Court's Reasoning on Attorney Fees
Regarding the issue of attorney fees, the court highlighted that the lease agreement contained a provision stipulating that the prevailing party would be entitled to recover reasonable attorney fees in any action for enforcement of the lease. The court found that the plaintiff's action for reformation fell within this category, akin to the precedent established in Webb v. Culver, which allowed fee recovery in similar reformation suits. The trial court's refusal to award attorney fees was deemed erroneous because it was mandatory under Oregon law (ORS 20.096) for the prevailing party to be awarded such fees.
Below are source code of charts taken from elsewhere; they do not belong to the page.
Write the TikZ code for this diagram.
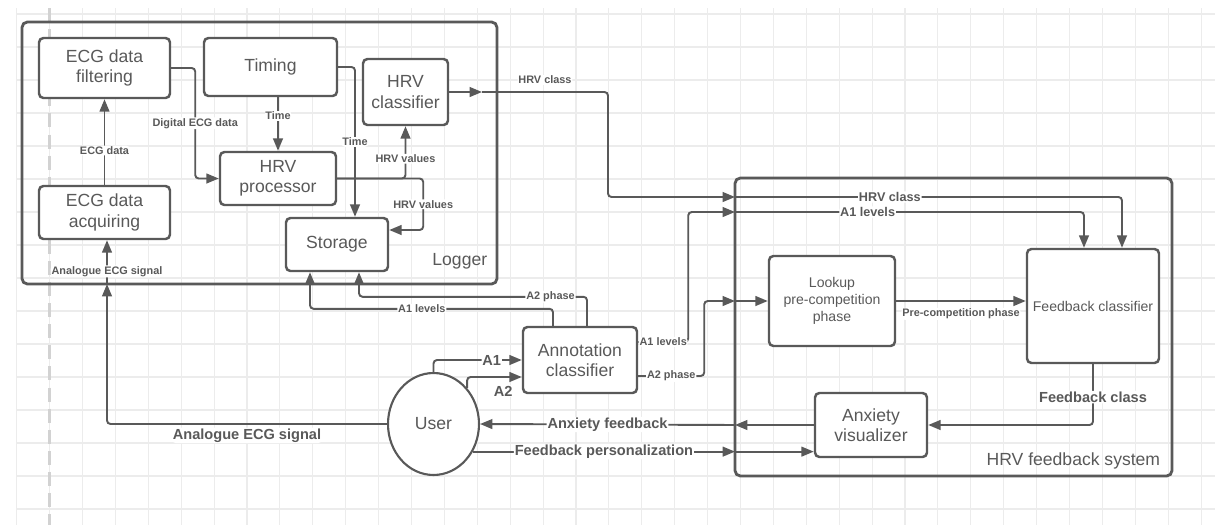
\documentclass[tikz,border=0pt]{standalone}
\usepackage{fontspec}
\setmainfont{Liberation Sans}
\usetikzlibrary{arrows.meta,shapes.geometric,calc}
\definecolor{ink}{HTML}{595959}
\definecolor{gridgray}{HTML}{ECECEC}
\definecolor{gridmid}{HTML}{DEDEDE}

\begin{document}
\begin{tikzpicture}[x=0.02cm, y=-0.02cm, font=\fontsize{10}{11.5}\selectfont, every node/.style={text=ink},
	box/.style={draw=ink, line width=1.4pt, rounded corners=2.5pt, fill=white, align=center, inner sep=1pt},
	frame/.style={draw=ink, line width=1.6pt, rounded corners=3pt},
	conn/.style={draw=ink, line width=1.1pt, rounded corners=2pt, -{Triangle[length=7pt,width=5.5pt]}},
	lbl/.style={fill=white, inner sep=0.5pt, font=\bfseries\fontsize{6.2}{7}\selectfont},
	lblm/.style={lbl, font=\bfseries\fontsize{7.2}{8}\selectfont},
	lblb/.style={lbl, font=\bfseries\fontsize{8.3}{9}\selectfont},
	gridline/.style={draw=gridgray, line width=0.6pt}]
	\useasboundingbox (0,0) rectangle (1215,525);
	\fill[white] (0,0) rectangle (1215,525);
	% background grid
	\foreach \gx in {0,...,36}
		\draw[gridline] ({16.7+32.9*\gx},8) -- ({16.7+32.9*\gx},525);
	\foreach \gy in {0,...,15}
		\draw[gridline] (16.7,{14+33*\gy}) -- (1215,{14+33*\gy});
	\draw[gray!35, line width=1.5pt, dash pattern=on 8pt off 4pt] (49.6,8) -- (49.6,525);

	% containers
	\node[frame, minimum width=9.5cm, minimum height=5.24cm] (logger) at (259.5,153) {};
	\node[anchor=south east] (loggerlbl) at ($(logger.south east)+(-5,-10)$) {Logger};
	\node[frame, minimum width=8.74cm, minimum height=5.96cm] (hrvfs) at (953.5,327) {};
	\node[anchor=south east] (hrvfslbl) at ($(hrvfs.south east)+(-7,-2)$) {HRV feedback system};

	% blocks
	\node[box, minimum width=2.62cm, minimum height=1.2cm] (filtering) at (104.5,68) {ECG data\\filtering};
	\node[box, minimum width=2.66cm, minimum height=1.16cm] (timing) at (270.5,67) {Timing};
	\node[box, minimum width=1.7cm, minimum height=1.32cm] (hrvcls) at (405.5,92) {HRV\\classifier};
	\node[box, minimum width=2.32cm, minimum height=1.06cm] (hrvproc) at (278,178.5) {HRV\\processor};
	\node[box, minimum width=2.62cm, minimum height=1.06cm] (acquiring) at (104.5,212.5) {ECG data\\acquiring};
	\node[box, minimum width=2.04cm, minimum height=1.06cm] (storage) at (337,244.5) {Storage};
	\node[box, minimum width=2.28cm, minimum height=1.32cm] (annot) at (580,360) {Annotation\\classifier};
	\node[ellipse, draw=ink, line width=1.2pt, fill=white, minimum width=1.82cm, minimum height=2.04cm, inner sep=0pt] (user) at (433.5,424) {User};
	\node[box, minimum width=2.52cm, minimum height=1.8cm, font=\fontsize{8}{9.7}\selectfont] (lookup) at (832,301) {Lookup\\pre-competition\\phase};
	\node[box, minimum width=2.64cm, minimum height=2.28cm, font=\fontsize{8}{9.7}\selectfont] (fbcls) at (1093,306) {Feedback classifier};
	\node[box, minimum width=2.24cm, minimum height=1.28cm] (anxvis) at (871,425) {Anxiety\\visualizer};

	% border points
	\coordinate (lgin) at (107,284);
	\coordinate (hcout) at (482,92);
	\coordinate (fsin1) at (735,197);
	\coordinate (fsin2) at (735,212);
	\coordinate (fsin3) at (735,301);
	\coordinate (fsout) at (735,425);
	\coordinate (fsin4) at (735,452);

	% logger flows
	\draw[conn] (acquiring) -- node[lbl, pos=0.4]{ECG data} (filtering);
	\draw[conn] (user.west) -| node[lblb, below, pos=0.25, yshift=-1.5pt]{Analogue ECG signal} (lgin);
	\draw[conn] (lgin) -- node[lbl, pos=0.29]{Analogue ECG signal} (lgin |- acquiring.south);
	\draw[conn] (filtering.east) -- ++(24,0) |- node[lbl, pos=0.25]{Digital ECG data} (hrvproc.west);
	\draw[conn] (hrvproc.north |- timing.south) -- node[lbl, pos=0.35]{Time} (hrvproc.north);
	\draw[conn] (timing.east) -| node[lbl, pos=0.75]{Time} ($(storage.north)+(18,0)$);
	\draw[conn] (hrvproc.east) -| node[lbl, pos=0.69]{HRV values} (hrvcls.south);
	\draw[conn] (hrvproc.east) -- ++(86,0) |- node[lbl, pos=0.25]{HRV values} ($(storage.east)+(0,-14.5)$);
	\draw[conn] (hrvcls.east) -- (hcout);
	\draw[conn] (hcout) -- node[lbl, above, yshift=3.5pt]{HRV class} ++(126,0) |- (fsin1);

	% annotation flows
	\draw[conn] (user.north) |- node[lblb, pos=0.83]{A1} (annot.west);
	\draw[conn] (user.47) |- node[lblb, below, pos=0.83, yshift=-4pt]{A2} ($(annot.west)+(0,17)$);
	\draw[conn] ($(annot.north)+(-27,0)$) -- ++(0,-17) -| node[lbl, pos=0.27]{A1 levels} ($(storage.south)+(-27,0)$);
	\draw[conn] ($(annot.north)+(7,0)$) -- ++(0,-29) -| node[lbl, pos=0.08]{A2 phase} ($(storage.south)+(22,0)$);
	\draw[conn] ($(annot.east)+(0,-18)$) -- node[lbl]{A1 levels} ++(50,0) |- (fsin2);
	\draw[conn] ($(annot.east)+(0,16)$) -- node[lbl]{A2 phase} ++(66,0) |- (fsin3);

	% feedback system flows
	\draw[conn] (fsin1) -| node[lblm, pos=0.2]{HRV class} ($(fbcls.north)+(29,0)$);
	\draw[conn] (fsin2) -| node[lblm, pos=0.19]{A1 levels} ($(fbcls.north)+(-9,0)$);
	\draw[conn] (fsin3) -- (lookup.west);
	\draw[conn] (lookup.east) -- node[lbl, below, yshift=-3.4pt]{Pre-competition phase} (fbcls.west |- lookup.east);
	\draw[conn] (fbcls.south) |- node[lblb, pos=0.27]{Feedback class} (anxvis.east);
	\draw[conn] (anxvis.west) -- (fsout);
	\draw[conn] (fsout) -- node[lblb]{Anxiety feedback} (user.east);
	\draw[conn] (user.-35) -- node[lblb]{Feedback personalization} (user.-35 -| fsin4);
	\draw[conn] (user.-35 -| fsin4) -- (user.-35 -| anxvis.west);
\end{tikzpicture}
\end{document}
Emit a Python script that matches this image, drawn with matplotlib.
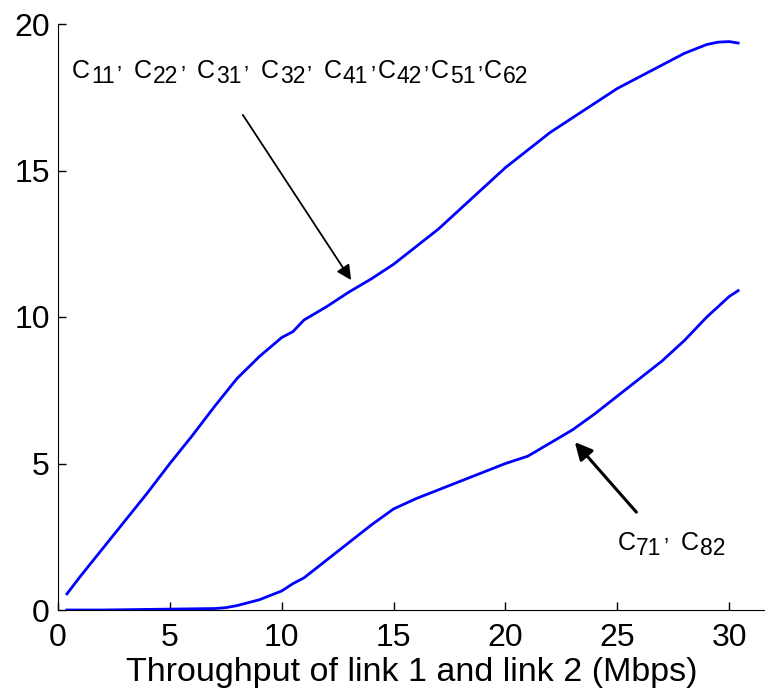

The court pointed out that the trial court had misinterpreted its discretion, as it could not deny attorney fees based solely on the perceived harshness of the outcome for the plaintiff. Therefore, the court reversed the trial court's decision and remanded the case for the determination of reasonable attorney fees owed to the Grays and Rosenberg by the plaintiff.
Court's Reasoning on Indemnity
In addressing the indemnity issue, the court found that the indemnification provision in the purchase agreement between the Grays and Rosenberg did not apply to the attorney fees incurred by Rosenberg in defending against the plaintiff's lawsuit. The court noted that Rosenberg's tender of defense to the Grays was refused, which was crucial in determining the applicability of the indemnity clause. The court scrutinized the specific language of the indemnity provision and concluded that the claims made in the plaintiff's lawsuit did not trigger the relevant warranties or representations outlined in the purchase agreement. It emphasized that the allegations of misrepresentation made by the plaintiff did not establish a basis for indemnity because they were not connected to the warranties provided to Rosenberg. Consequently, the court reversed the indemnity award and clarified that the narrowly drafted indemnification clause did not extend to all expenses incurred by Rosenberg related to the litigation.